I spent most of my teens and early twenties fully invested in long term relationships that were about little more than my commitment to commitment. When I did finally fall in love and got married, I remember an initial feeling of terror that it would all implode. Every step that brought me closer to the family of my childhood envy, also left me more afraid that it was a life that I didn't have the tools to precipitate or sustain.
It wasn't until I had children of my own and started to cobble together some version of my elusive dream life, that I began to legitimately value having been raised by my single mother. I had the privilege of being included in all adventures, and my voice was heard on every major decision. It's a murky boundary between parent/ child/ friend that might be frowned upon by the experts, but gifted me with most of what's 'good' in who I am today.

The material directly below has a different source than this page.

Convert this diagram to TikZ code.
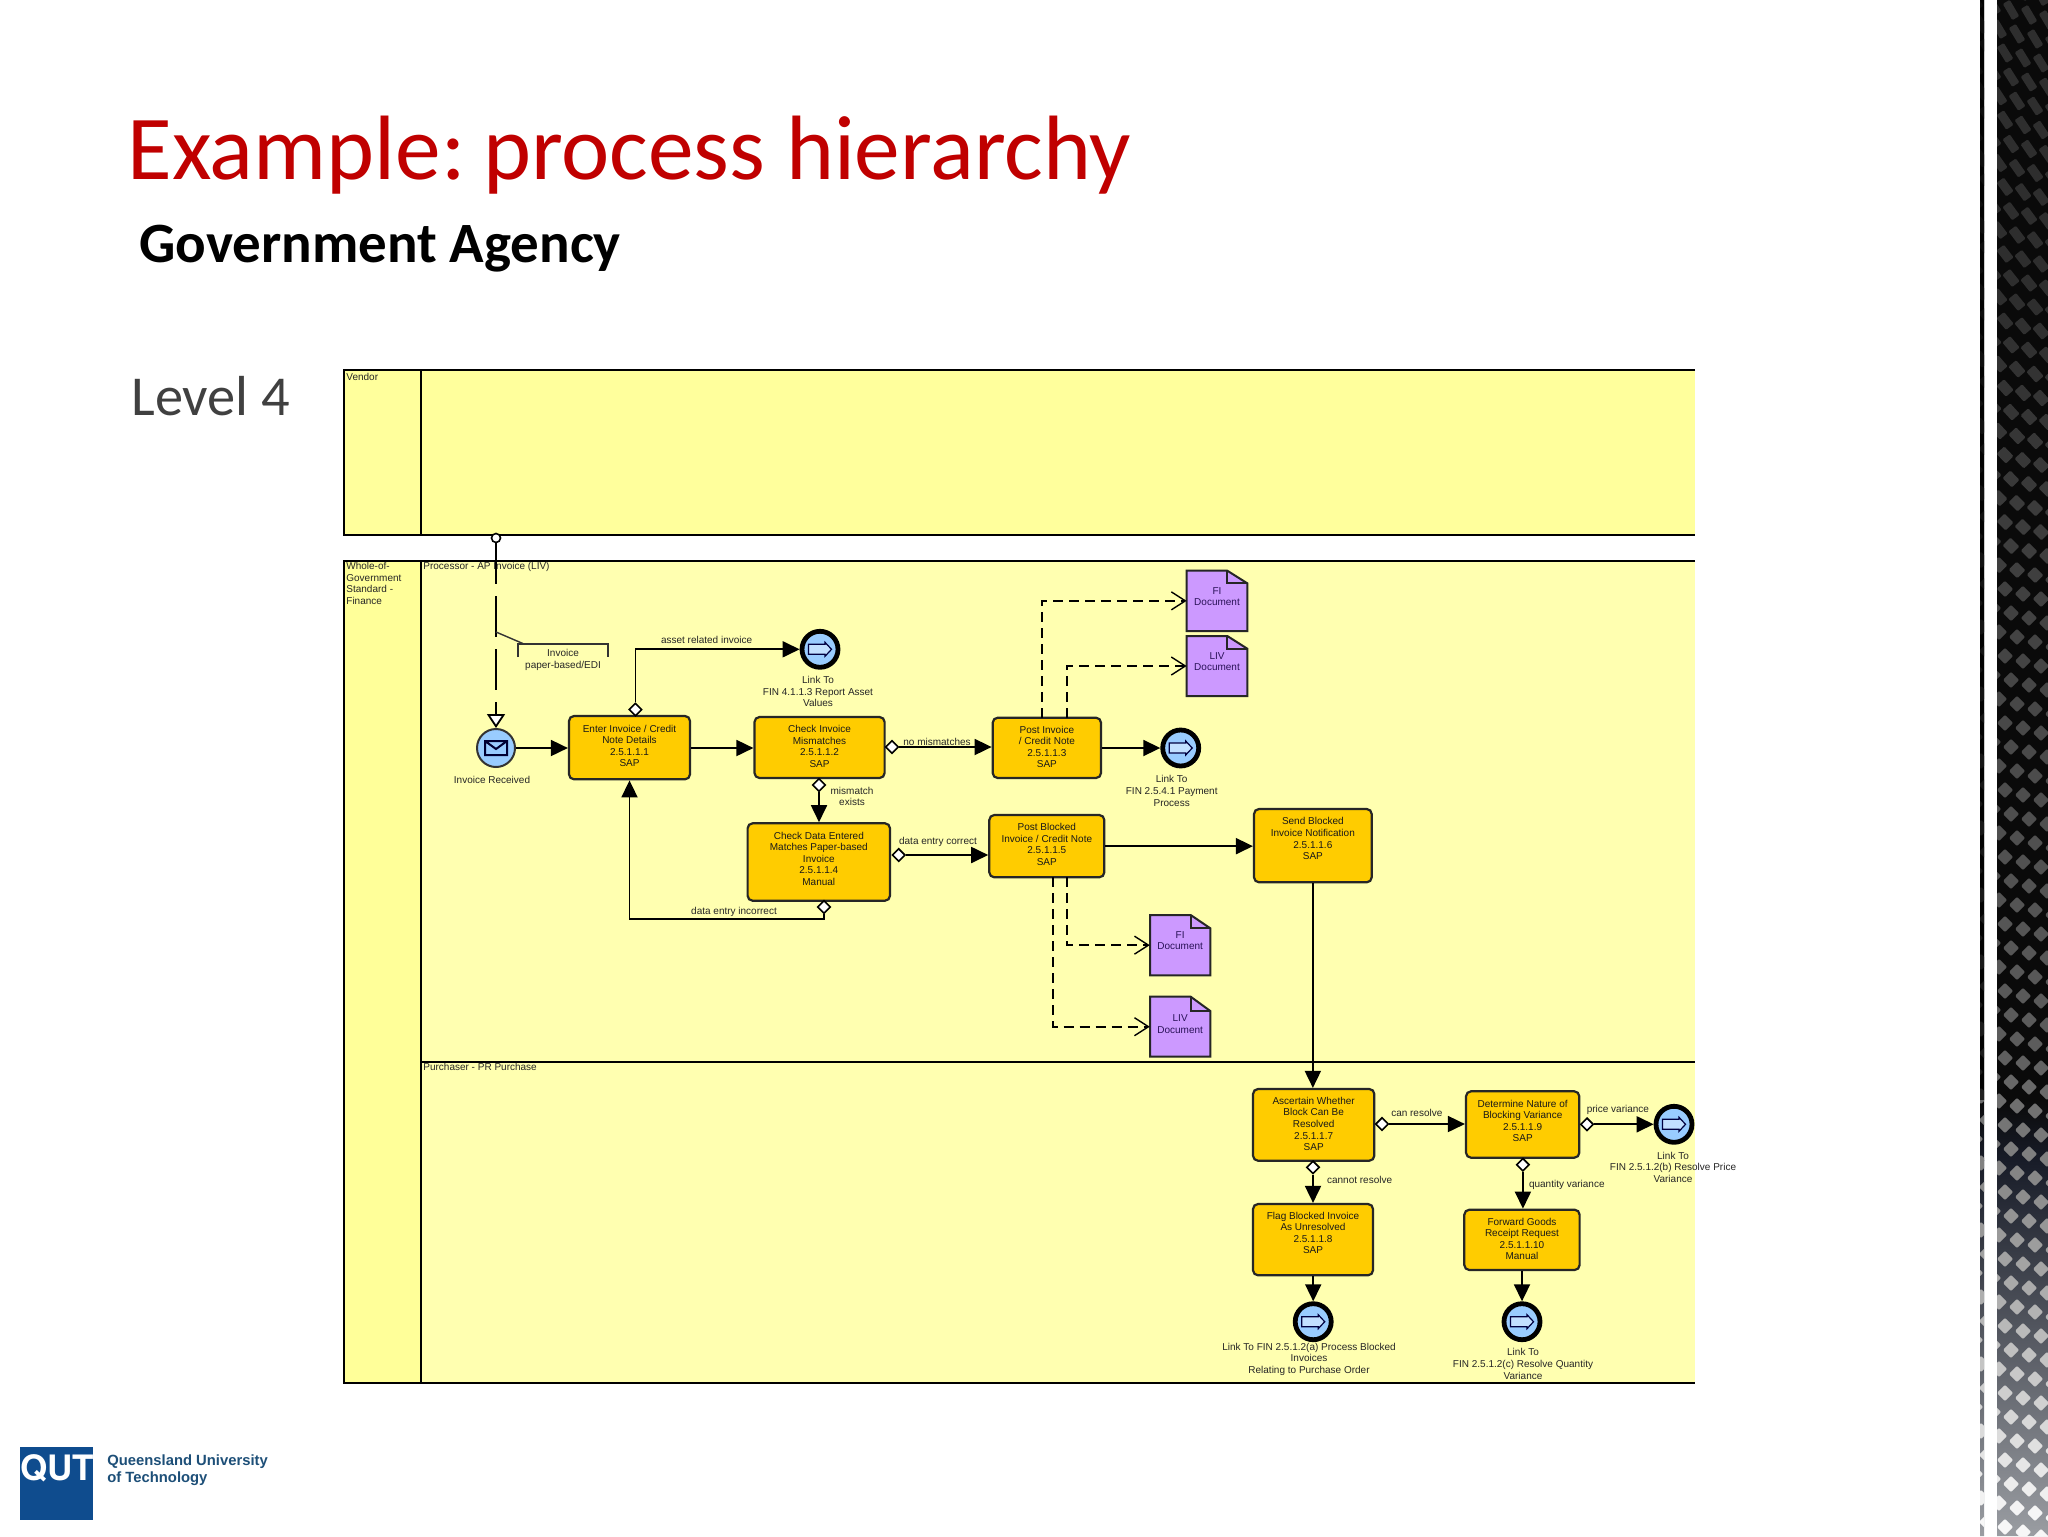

I have a deep bond and genuine friendship with my mom that I can't imagine being propagated through any other history, and it's sometimes confusing to grapple with the idea that my own kids won't have this same relationship with me.
With every year that passes, and as we check off our little family's annual traditions; camping at the reservoir, apple picking, the harvest festival, ski trips, planting seeds in our garden, there is a part of me that is amazed that this is actually my life. It's incredibly good. It's too good. Of course it also takes a lot of work and sacrifice; the marriage, the jobs, the kids, the house behind the picket fence, it isn't this recipe that magically creates a family, a revelation to me but likely no surprise to anyone who grew up immersed in these ingredients. I do have my perfect family, but I also had perfection inside that rented cottage with my mother, seated in front of the fire on a feather pillow while she combed the tangles out of my wet hair. There are no smiling pictures of that family tradition, and yet it's tucked within me eternally. And so I make this my life because it's what I want, and not because I'm afraid of the alternative. That distinction matters to me, it gives me the freedom to maintain my own history and identity while I navigate inside a reality far different than what I've always known. The glass in the window is cracked, and that's what makes it mine.